Wichtigste Neuerung ist die geplante Einführung einer Höchstüberlassungsdauer von 18 Monaten. Eine Höchstüberlassungsdauer sieht das AÜG seit einer Änderung im Jahr 2011 nicht mehr vor. Die Neuregelung sieht jetzt wieder vor, dass bei Überschreiten der Höchstüberlassungsdauer automatisch ein Arbeitsverhältnis mit dem Entleiher zu Stande kommt. Eine längere Überlassung kann nur zwischen Tarifpartnern vereinbart werden, sofern ein Branchentarifvertrag zwischen Branchengewerkschaft und Arbeitgeberverbänden besteht.
Eine weitere nicht unerhebliche Änderung ist die Einführung eines generellen „Equal Pay“-Grundsatzes, nach dem Leiharbeitnehmer spätestens nach neun Monaten hinsichtlich des Arbeitsentgeltes mit den Angestellten des Entleihers gleichgestellt werden sollen. In eingeschränkter Form kann zwar auch von dieser Regelung in einem Tarifvertrag abgewichen werden, allerdings nur in der Form, dass der Zeitraum auf 12 Monate ausgeweitet werden kann, wenn eine stufenweise Heranführung des Arbeitsentgeltes vorgesehen ist. Darüberhinausgehende Ausnahmen vom Equal Pay-Grundsatz sind zukünftig nicht mehr vorgesehen.
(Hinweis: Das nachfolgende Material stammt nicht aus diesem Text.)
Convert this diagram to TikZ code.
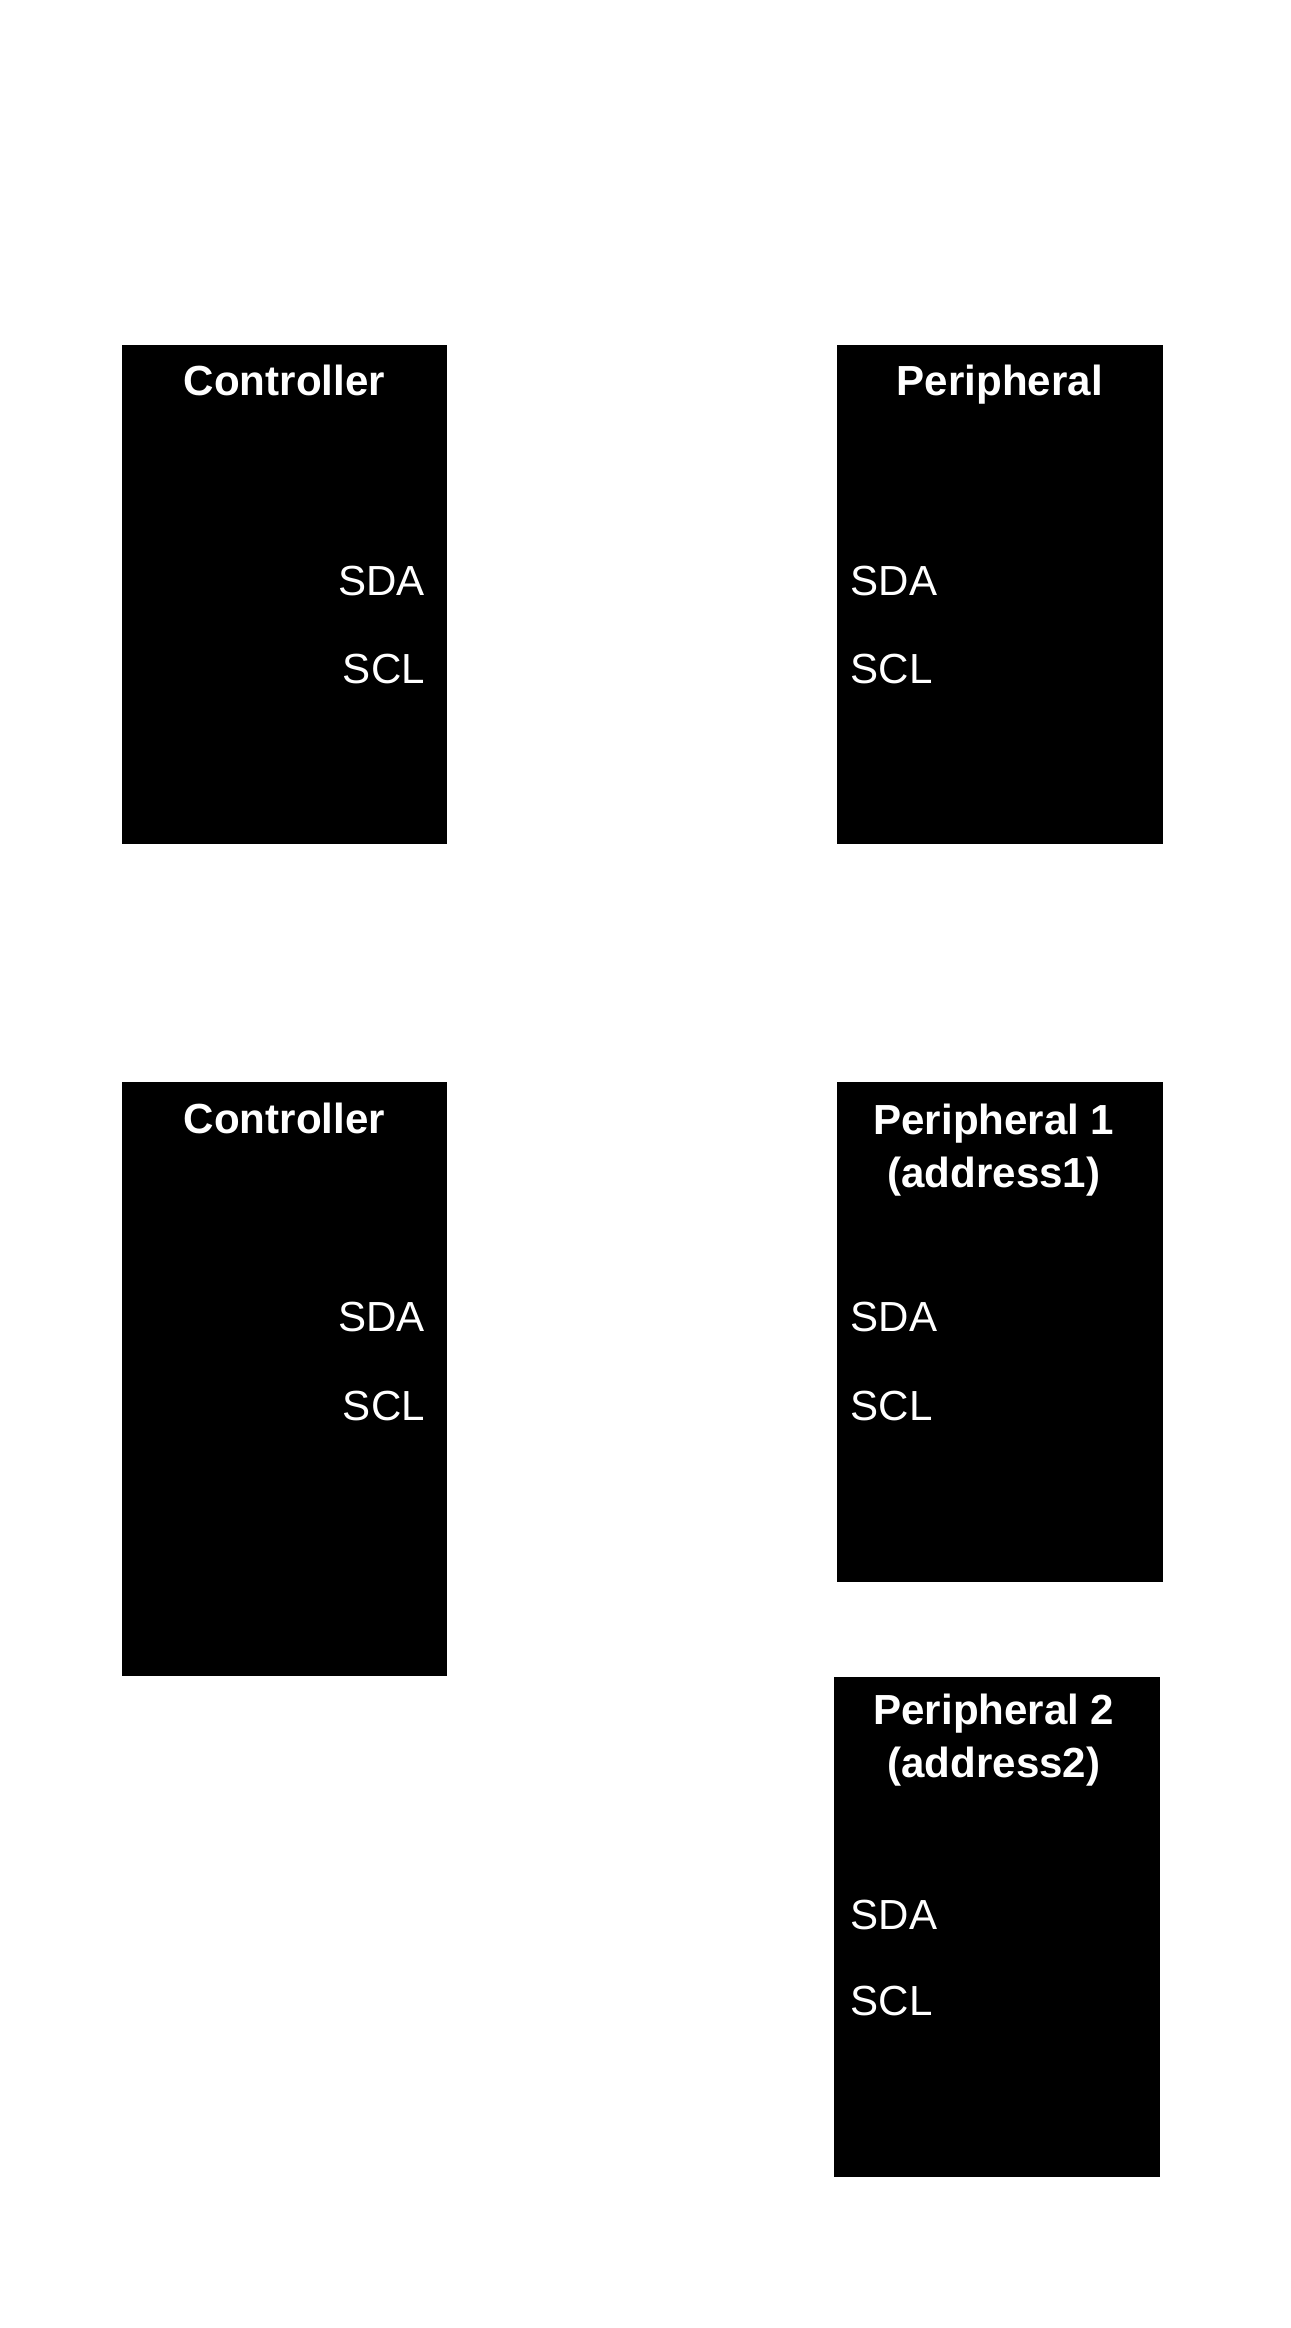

Bedeutung hat die Anpassung auch für die Mitbestimmungsrechte der Arbeitnehmer im Unternehmen. Zum einen sieht der Entwurf vor, dass Leiharbeitnehmer bei den für die Mitbestimmungen geltenden Schwellenwerten zu berücksichtigen sind, sofern dies der Zielrichtung der jeweiligen Norm nicht widerspricht, zum anderen soll in § 80 Abs. 2 und § 92 Abs. 1 Satz 1 BetrVG das bereits bestehende Informationsrecht der Arbeitnehmervertretung über den Einsatz von Personen, die nicht im Arbeitsverhältnis zum Arbeitgeber des Betriebes stehen, gesetzlich klargestellt werden. Unabhängig davon dürfen Entleiher zukünftig keine Leiharbeitnehmer mehr als „Streikbrecher“ einsetzen, um so die Auswirkungen eines Arbeitskampfes zu mildern.
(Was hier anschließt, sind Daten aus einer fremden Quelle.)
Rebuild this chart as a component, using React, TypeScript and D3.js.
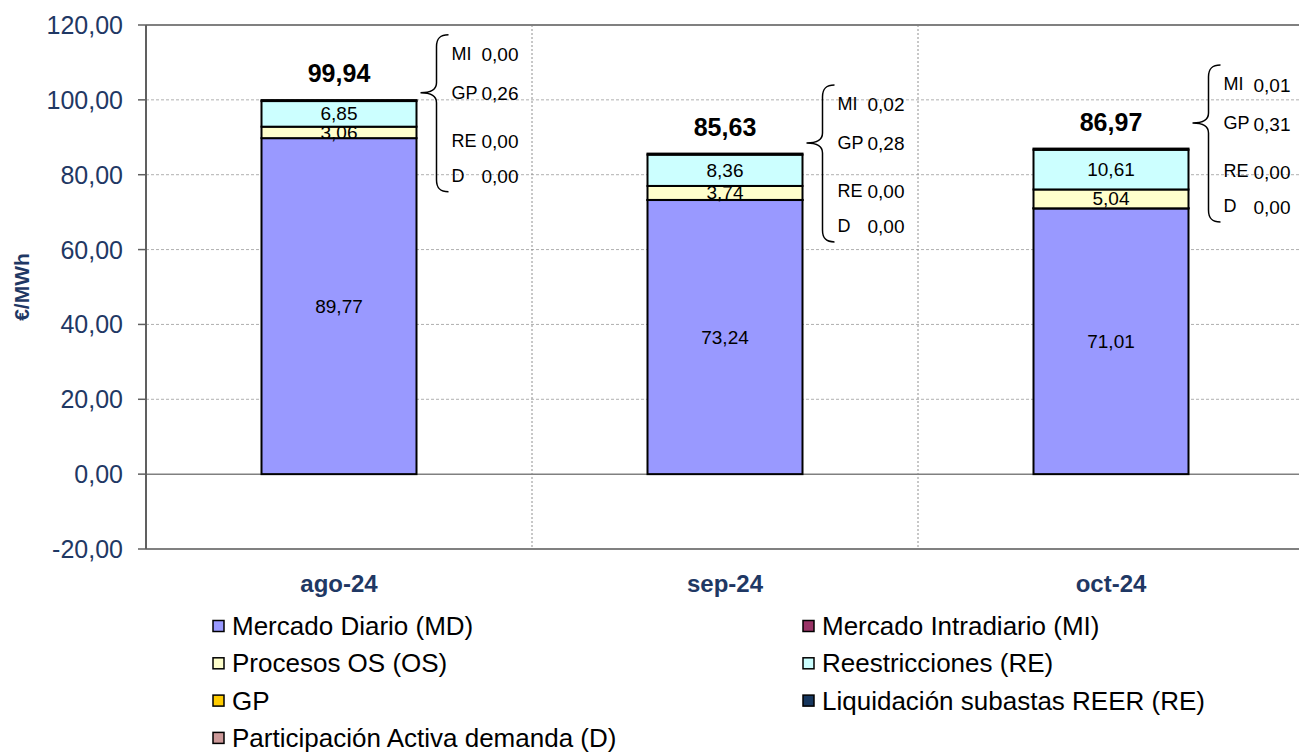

Bisherige Unklarheiten bei der Auslegung einer Vereinbarung als Werk-, Dienst- oder Arbeitsvertrag sollen zukünftig mit einem neuen § 611a BGB behoben werden. Darin sollen die wesentlichen von der Rechtsprechung entwickelten Abgrenzungskriterien (z.B. Weisungsgebundenheit, Einbindung in die Organisation des Auftraggebers etc.) gesetzlich niedergelegt werden. Darüber hinaus soll klargestellt werden, dass ein Arbeitsvertrag, unabhängig von der Bezeichnung und dem formalen Inhalt des Vertrages, vorliegt, wenn dies der tatsächlichen Vertragsdurchführung entspricht. Bei einer verdeckten Arbeitnehmerüberlassung sollen der vorgebliche Werkunternehmer und sein Auftraggeber, auch bei tatsächlicher Vorlage einer Erlaubnis zur Arbeitnehmerüberlassung (siehe dazu auch unser Tipp Erlaubnis zur Arbeitnehmerüberlassung), nicht bessergestellt werden als derjenige, der unerlaubt Arbeitnehmerüberlassung betreibt.
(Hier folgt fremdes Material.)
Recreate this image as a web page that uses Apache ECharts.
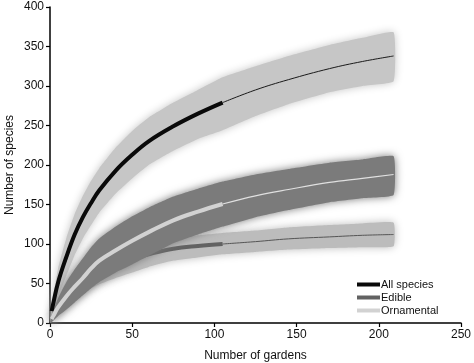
<!DOCTYPE html>
<html><head><meta charset="utf-8">
<script src="https://cdn.jsdelivr.net/npm/echarts@6/dist/echarts.min.js"></script>
<style>html,body{margin:0;padding:0;background:#fff}#c{width:474px;height:363px}</style>
</head><body><div id="c"></div>
<script>
const gardens   = [1, 2, 5, 10, 15, 20, 25, 30, 40, 50, 60, 75, 90, 105, 125, 145, 170, 190, 209];
const allSp     = [15, 25, 52, 84, 112, 134, 152, 168, 193, 213, 230, 249, 265, 279, 295, 308, 322, 331, 338];
const allHi     = [22, 36, 70, 108, 138, 161, 180, 196, 222, 243, 260, 279, 295, 311, 325, 338, 352, 361, 368];
const allLo     = [8, 14, 34, 60, 86, 107, 124, 140, 164, 183, 200, 218, 233, 244, 262, 277, 292, 300, 306];
const ornamental= [5, 9, 20, 34, 46, 57, 69, 79, 92, 104, 115, 130, 141, 150.6, 161, 169, 178, 183, 188];
const ornHi     = [9, 16, 32, 52, 68, 82, 96, 107, 122, 135, 146, 160, 170, 179, 188, 195, 203, 207, 211];
const ornLo     = [1, 3, 9, 17, 26, 35, 44, 52, 64, 74, 85, 101, 112, 122, 134, 143, 153, 158, 162];
const edible    = [5, 9, 20, 34, 45, 53, 60, 66, 74, 81, 87, 94, 97.5, 100, 103, 106.5, 109, 111, 112];
const edHi      = [8, 15, 30, 48, 60, 69, 76, 82, 90, 97, 102, 108, 111, 114, 117, 121, 124, 126, 127];
const edLo      = [2, 4, 11, 21, 30, 37, 44, 49, 57, 64, 71, 79, 83, 87, 90, 93, 95, 96, 97];
const observedEnd = 13; // index where the observed (thick) part ends
const xTicks = [0, 50, 100, 150, 200, 250];
const yTicks = [0, 50, 100, 150, 200, 250, 300, 350, 400];

const pairs = (ys, a, b) => gardens.slice(a, b).map((x, i) => [x, ys[a + i]]);
function band(name, lo, hi, color, z) {
  return {
    type: 'custom', name: name, silent: true, z: z,
    data: [[0, 0]],
    renderItem: (params, api) => {
      const pts = [api.coord([0, 0])];
      gardens.forEach((x, i) => pts.push(api.coord([x, hi[i]])));
      for (let i = gardens.length - 1; i >= 0; i--) pts.push(api.coord([gardens[i], lo[i]]));
      return { type: 'polygon', shape: { points: pts, smooth: 0.12 },
        style: { fill: color, shadowBlur: 8, shadowColor: color } };
    }
  };
}
function line(name, ys, color, w, a, b, z) {
  return { type: 'line', name: name, data: pairs(ys, a, b), smooth: 0.4,
    showSymbol: false, symbol: 'none', z: z,
    lineStyle: { color: color, width: w }, itemStyle: { color: color } };
}
const font = 'Liberation Sans, Arial, sans-serif';
const chart = echarts.init(document.getElementById('c'));
chart.setOption({
  animation: false,
  grid: { left: 50, right: 13, top: 7, bottom: 40, outerBoundsMode: 'none', containLabel: false },
  xAxis: {
    type: 'value', min: xTicks[0], max: xTicks[xTicks.length - 1], interval: 50,
    name: 'Number of gardens', nameLocation: 'middle', nameGap: 27,
    nameTextStyle: { fontFamily: font, fontSize: 12, color: '#111' },
    axisLine: { lineStyle: { color: '#000', width: 1.5 } },
    axisTick: { lineStyle: { color: '#000', width: 1.2 }, length: 4 },
    axisLabel: { fontFamily: font, fontSize: 12, color: '#111', margin: 6 },
    splitLine: { show: false }
  },
  yAxis: {
    type: 'value', min: yTicks[0], max: yTicks[yTicks.length - 1], interval: 50,
    name: 'Number of species', nameLocation: 'middle', nameGap: 34, nameMoveOverlap: false,
    nameTextStyle: { fontFamily: font, fontSize: 12, color: '#111' },
    axisLine: { show: true, lineStyle: { color: '#000', width: 1.5 } },
    axisTick: { show: true, lineStyle: { color: '#000', width: 1.2 }, length: 4 },
    axisLabel: { fontFamily: font, fontSize: 12, color: '#111', margin: 6 },
    splitLine: { show: false }
  },
  legend: {
    orient: 'vertical', left: 357, top: 279, itemGap: 2, itemWidth: 23, itemHeight: 4,
    icon: 'rect', padding: 0,
    textStyle: { fontFamily: font, fontSize: 11, color: '#111', padding: [0, 0, 0, -4] },
    data: ['All species', 'Edible', 'Ornamental']
  },
  series: [
    band('allBand', allLo, allHi, '#c6c6c6', 1),
    band('edBand', edLo, edHi, '#bcbcbc', 1),
    line('Edible', edible, '#626262', 4, 0, observedEnd + 1, 2),
    line('edExt', edible, '#555555', 1, observedEnd, gardens.length, 2),
    band('ornBand', ornLo, ornHi, '#7b7b7b', 3),
    line('All species', allSp, '#0a0a0a', 4, 0, observedEnd + 1, 5),
    line('allExt', allSp, '#1a1a1a', 1, observedEnd, gardens.length, 5),
    line('Ornamental', ornamental, '#d2d2d2', 4, 0, observedEnd + 1, 6),
    line('ornExt', ornamental, '#e0e0e0', 1.2, observedEnd, gardens.length, 6)
  ]
});
</script>
</body></html>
Ob die geplanten Neuregelungen dem eigenen Anspruch an die Klarheit der Regelung gerecht werden, bleibt abzuwarten. Der bisher geplante Wortlaut lässt jedenfalls weiterhin Interpretationen zu. Insbesondere vor dem Hintergrund des „Equal Pay“ – Grundsatzes erscheint die Frist von 18 Monaten als geradezu irrelevant. Die durch Arbeitnehmerüberlassungen gewonnene Flexibilität endet aus wirtschaftlichen Gründen regelmäßig schon nach 9 Monaten, da zu diesem Zeitpunkt die überlassenen Arbeitnehmer wie die eigenen Arbeitnehmer zu vergüten sind und zu diesem Entgelt zusätzlich die Gebühr des Entleihers zu tragen ist. Im Ergebnis könnte die Regelung dazu führen, dass zumindest in der Call- und Contact-Center Branche die Fluktuation im Bereich der Zeitarbeitskräfte erheblich steigt, da bereits nach 9 bis 12 Monaten eine Entscheidung über den Verbleib oder den Austausch des Mitarbeiters getroffen werden muss. Eine darauf ausgerichtete Planung der Aus- und Weiterbildung könnte sich auch negativ auf die Qualifikation der Mitarbeiter und deren Chancen auf dem Arbeitsmarkt auswirken.